EL TRIÁNGULO DE LOS BURGUESES
Una película innecesaria, por momentos ridícula, con buenos intérpretes en manos de un director que supo ser una promesa hace dos décadas atrás.
Las grandes películas son siempre impredecibles. Pasan los minutos y uno va perdiéndose entre las imágenes sin saber exactamente hacia dónde va ese universo sonoro y visual que se despliega misteriosamente en la pantalla. Imperio, de Lynch, Aquel querido mes de agosto, de Gomes, Las hierbas salvajes, de Resnais, son ejemplos recientes.
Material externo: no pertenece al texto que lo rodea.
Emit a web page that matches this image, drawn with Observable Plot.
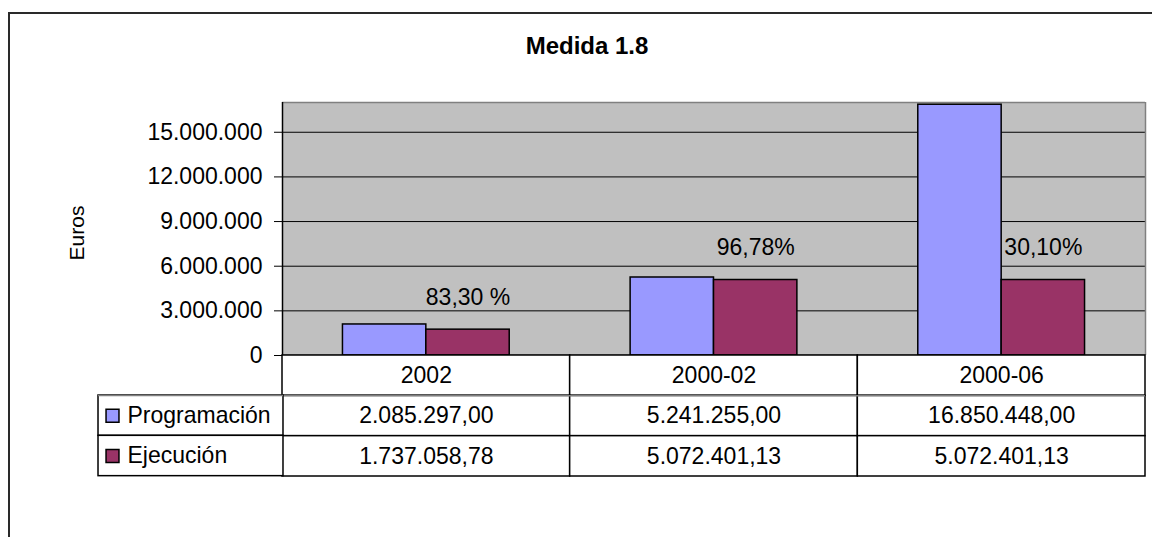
<!DOCTYPE html>
<html>
<head>
<meta charset="utf-8">
<script src="https://cdn.jsdelivr.net/npm/d3@7"></script>
<script src="https://cdn.jsdelivr.net/npm/@observablehq/plot@0.6"></script>
<style>
  body { margin: 0; background: #fff; font-family: "Liberation Sans", Arial, sans-serif; }
  #wrap { position: relative; width: 1152px; height: 537px; overflow: hidden; background: #fff; }
  #wrap svg { position: absolute; }
  .bt { position: absolute; left: 8px; top: 12px; width: 1144px; height: 2px; background: #2a2a2a; }
  .bl { position: absolute; left: 8px; top: 12px; width: 2px; height: 525px; background: #2a2a2a; }
  #title { position: absolute; left: 0; width: 1174px; top: 34px; text-align: center;
           font-weight: bold; font-size: 24px; line-height: 24px; color: #000; }
</style>
</head>
<body>
<div id="wrap"></div>
<script>
// ---- data ----
const title = "Medida 1.8";
const categories = ["2002", "2000-02", "2000-06"];
const series = ["Programación", "Ejecución"];
const programacion = [2085297.00, 5241255.00, 16850448.00];
const ejecucion = [1737058.78, 5072401.13, 5072401.13];
const porcentajes = ["83,30 %", "96,78%", "30,10%"];
const seriesColors = ["#9999ff", "#993366"];
const yTicks = [0, 3000000, 6000000, 9000000, 12000000, 15000000];
const yMax = 17000000;
const yLabel = "Euros";

// ---- formatting (Spanish locale) ----
const es = d3.formatLocale({decimal: ",", thousands: ".", grouping: [3], currency: ["", " €"]});
const fmtInt = es.format(",.0f");
const fmtDec = es.format(",.2f");

const rows = categories.flatMap((c, i) => [
  {category: c, serie: series[0], value: programacion[i]},
  {category: c, serie: series[1], value: ejecucion[i]}
]);
const labelRows = categories.map((c, i) => ({category: c, value: ejecucion[i], label: porcentajes[i]}));
const headerKey = "cat";
const rowKeys = [headerKey, ...series];
const cells = [
  ...categories.map(c => ({col: c, row: headerKey, text: c})),
  ...rows.map(r => ({col: r.category, row: r.serie, text: fmtDec(r.value)}))
];

// ---- layout ----
const W = 1152, mL = 282, mR = 7, mT = 102, plotBottom = 355;
const gapWidth = 1.45; // Excel-like gap between groups, relative to bar width
const band = (W - mL - mR) / categories.length;
const barW = band / (series.length + gapWidth);
const outer = barW * gapWidth / 2;
const font = "'Liberation Sans', Arial, sans-serif";
const baseStyle = {background: "transparent", fontFamily: font, fontSize: "23px", color: "#000", overflow: "visible"};
const colorScale = {domain: series, range: seriesColors};

const wrap = document.getElementById("wrap");

// ---- chart ----
const chart = Plot.plot({
  width: W, height: 537,
  marginLeft: mL, marginRight: mR, marginTop: mT, marginBottom: 537 - plotBottom,
  style: baseStyle,
  x: {domain: categories, padding: 0, round: false, axis: null},
  y: {domain: [0, yMax], ticks: yTicks, tickFormat: fmtInt, tickSize: 8, tickPadding: 12, label: null},
  color: colorScale,
  marks: [
    Plot.frame({fill: "#c0c0c0"}),
    Plot.ruleY(yTicks.filter(t => t > 0), {stroke: "#000", strokeWidth: 1}),
    Plot.ruleY([yMax], {stroke: "#808080", strokeWidth: 1.5}),
    Plot.ruleX([categories[categories.length - 1]], {y1: 0, y2: yMax, dx: band / 2, stroke: "#808080", strokeWidth: 1.5}),
    ...series.map((s, j) => Plot.barY(rows.filter(r => r.serie === s), {
      x: "category", y: "value", fill: "serie", stroke: "#000", strokeWidth: 1.5,
      insetLeft: outer + j * barW, insetRight: outer + (series.length - 1 - j) * barW
    })),
    Plot.text(labelRows, {x: "category", y: "value", text: "label", dx: barW / 2, dy: -32, fontSize: 23, fill: "#000"}),
    Plot.ruleX([categories[0]], {y1: 0, y2: yMax, dx: -band / 2, stroke: "#000", strokeWidth: 1.5}),
    Plot.ruleY([0], {stroke: "#000", strokeWidth: 1.5}),
    Plot.text([yLabel], {frameAnchor: "left", textAnchor: "middle", rotate: -90, dx: -205, dy: 4, fontSize: 21, fill: "#000"})
  ]
});
chart.style.left = "0px"; chart.style.top = "0px";
wrap.appendChild(chart);

// ---- data table ----
const tMT = 1, tMB = 2, tH = 124;
const rowH = (tH - tMT - tMB) / rowKeys.length;
const table = Plot.plot({
  width: W, height: tH,
  marginLeft: mL, marginRight: mR, marginTop: tMT, marginBottom: tMB,
  style: baseStyle,
  x: {domain: categories, padding: 0, round: false, axis: null},
  y: {domain: rowKeys, padding: 0, round: false, axis: null},
  marks: [
    Plot.cell(cells, {x: "col", y: "row", fill: "#fff", stroke: "#000", strokeWidth: 1.5}),
    Plot.ruleY([series[0]], {dy: -rowH / 2, stroke: "#808080", strokeWidth: 1.5}),
    Plot.text(cells, {x: "col", y: "row", text: "text", fontSize: 23, fill: "#000"})
  ]
});
table.style.left = "0px"; table.style.top = (plotBottom - tMT) + "px";
wrap.appendChild(table);

// ---- legend column of the table ----
const legLeft = 97, legRight = 282;
const legend = Plot.plot({
  width: legRight - legLeft + 1, height: 2 * rowH + tMT + tMB,
  marginLeft: 1, marginRight: 0, marginTop: tMT, marginBottom: tMB,
  style: baseStyle,
  y: {domain: series, padding: 0, round: false, axis: null},
  color: colorScale,
  marks: [
    Plot.cell(series, {y: d => d, fill: "#fff", stroke: "#000", strokeWidth: 1.5}),
    Plot.ruleY([series[0]], {y: d => d, dy: -rowH / 2, stroke: "#808080", strokeWidth: 1.5}),
    Plot.dot(series, {y: d => d, frameAnchor: "left", dx: 14, symbol: "square", r: 7.3, fill: d => d, stroke: "#000", strokeWidth: 1.5}),
    Plot.text(series, {y: d => d, text: d => d, frameAnchor: "left", textAnchor: "start", dx: 29, fontSize: 23, fill: "#000"})
  ]
});
legend.style.left = legLeft + "px"; legend.style.top = (plotBottom + rowH - tMT) + "px";
wrap.appendChild(legend);

// ---- title and outer border ----
const t = document.createElement("div");
t.id = "title"; t.textContent = title;
wrap.appendChild(t);
for (const cls of ["bt", "bl"]) {
  const d = document.createElement("div"); d.className = cls; wrap.appendChild(d);
}
</script>
</body>
</html>
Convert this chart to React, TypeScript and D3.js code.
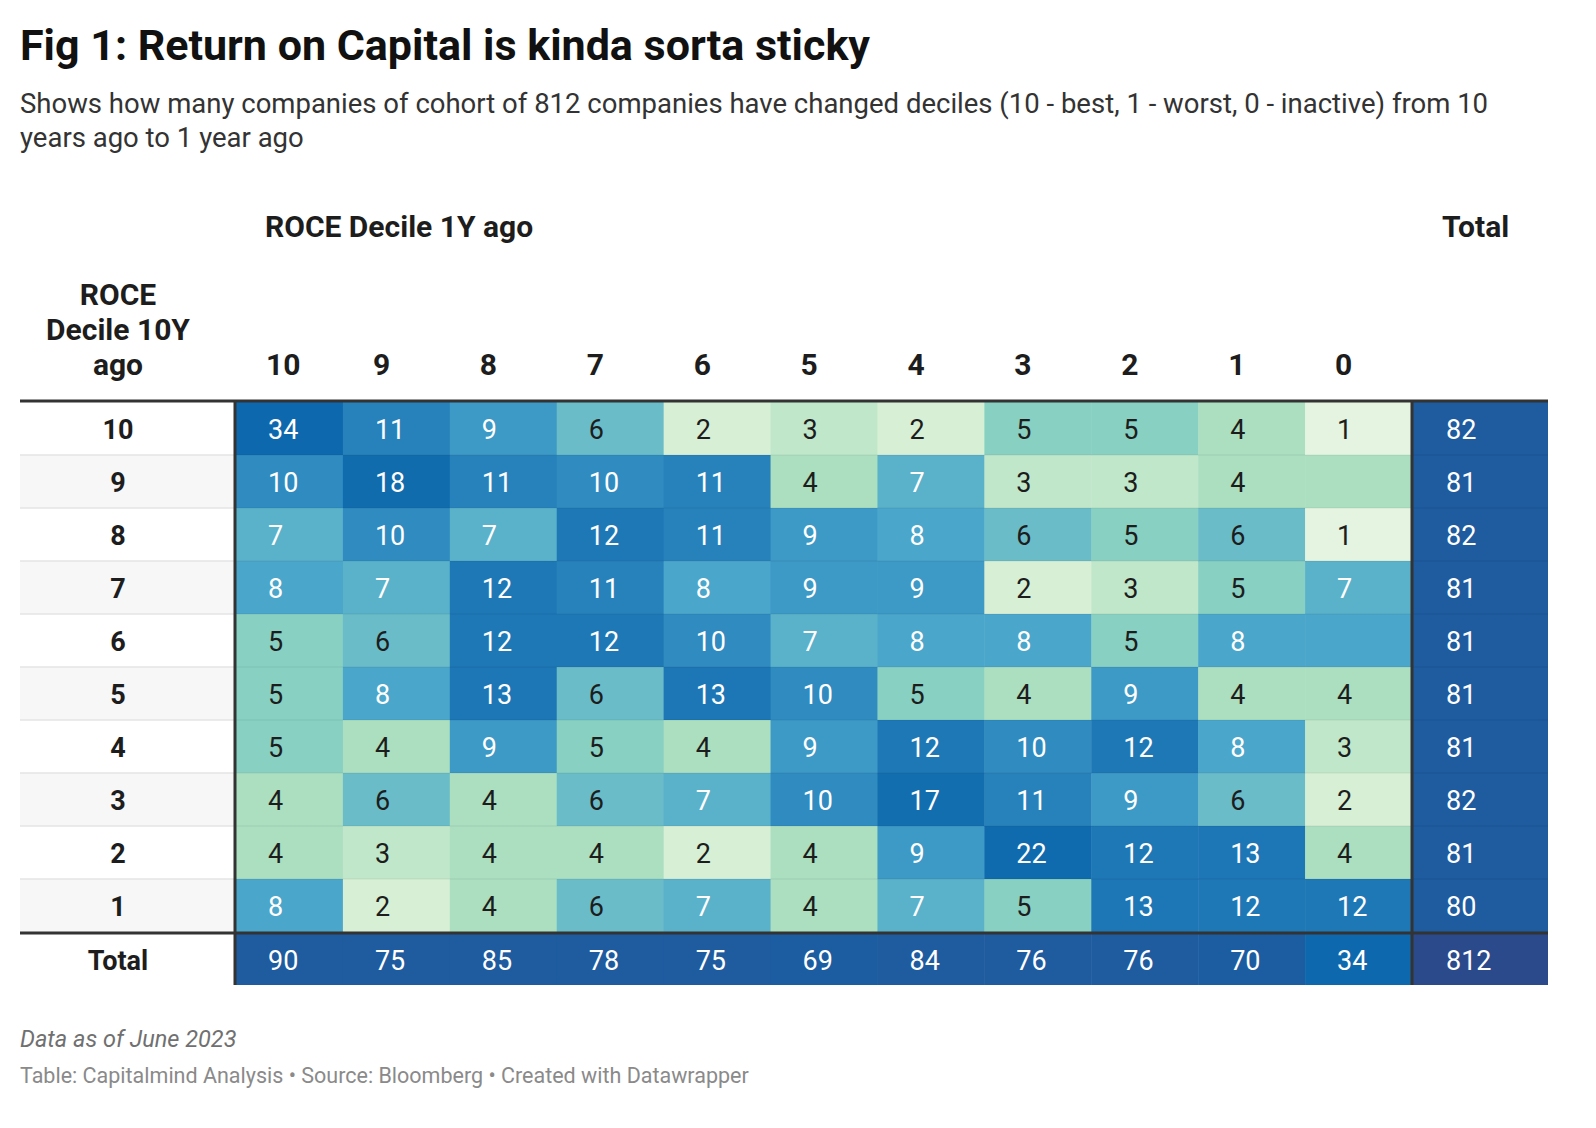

Los tres primeras secuencias de Chloe desnudan toda la película. Nada de misterio, evidencia pura, casi burlesca. La voz en off de la joven escort (A. Seyfried) que da nombre a la película nos confiesa sus virtudes. Dice ser buena con las palabras, un plus del erotismo que garantiza con su cuerpo. Después, Catherine (J. Moore), una ginecóloga exitosa, le explicará a su paciente el carácter mecánico del orgasmo femenino, un indicio indirecto de que su matrimonio de 20 años no es precisamente un ejemplo de pasiones. En la escena siguiente, su marido, David (L. Neeson), un profesor de música, ante una audiencia pletórica de estudiantes sensuales analizará una obra musical: Don Juan. El cierre de esta introducción no tiene segundas lecturas: él no llegará a su fiesta sorpresa de cumpleaños, perderá su avión; ella tendrá sospechas.
En menos de diez minutos, Atom Egoyan despliega todas sus cartas: un matrimonio en crisis y la aparición de un tercero que alterará la economía libidinal de la pareja. Eso es todo, o casi todo, porque también el hijo adolescente, en pleno despertar sexual, participará de la ecuación pasional. Catherine contratará a Chloe para que seduzca a su marido y confirme sus sospechas, aunque esta detective en portaligas resucitará el deseo de Catherine más que el de su marido. Nuestra ginecóloga ya no subestimará el clímax del placer femenino.
La puesta en escena es esquemática. La banda musical es ubicua; los movimientos de cámara son impersonales. La famosa escena sexual entre Moore y Seyfried no solamente expresa el punto de vista masculino, sino que está filmada con unos travellings ordinarios y una iluminación berreta que remiten a esos ridículos filmes de erotismo clase b en donde se pretende estar cogiendo y los protagonistas deben subrayar el goce del momento con gestos ampulosos que transmitan su placer infinito, aunque nadie podrá dudar aquí de la entrega de las intérpretes. La mirada de Seyfried denota ternura, placer y asombro; un imperceptible giro de cabeza de Moore en pleno coito sintetiza el límite de su fantasía, pero hasta ese momento nada parece incomodar su descubrimiento lésbico. En otros términos, la interpretación y el registro son incompatibles, aunque para una película de Hollywood se trata de una secuencia heterodoxa, casi arriesgada, frente al puritanismo oficial de la academia.
Muy lejos está Egoyan de Calendar y Exótica, sus dos mejores películas, aunque su obsesión por el erotismo y el voyerismo está presente. La tesis es simple: cuando el deseo se aburguesa, sólo se vivifica fuera del contrato genital del matrimonio. Mirar y fantasear pueden sustituir el pasaje a la acción, pero algunas veces resulta insuficiente. Egoyan, sin embargo, apuesta aquí por un orden conservador. Desear y amar no son la misma cosa, dos acciones imperceptibles que en su amalgama dialéctica definen la vida de cualquier pareja.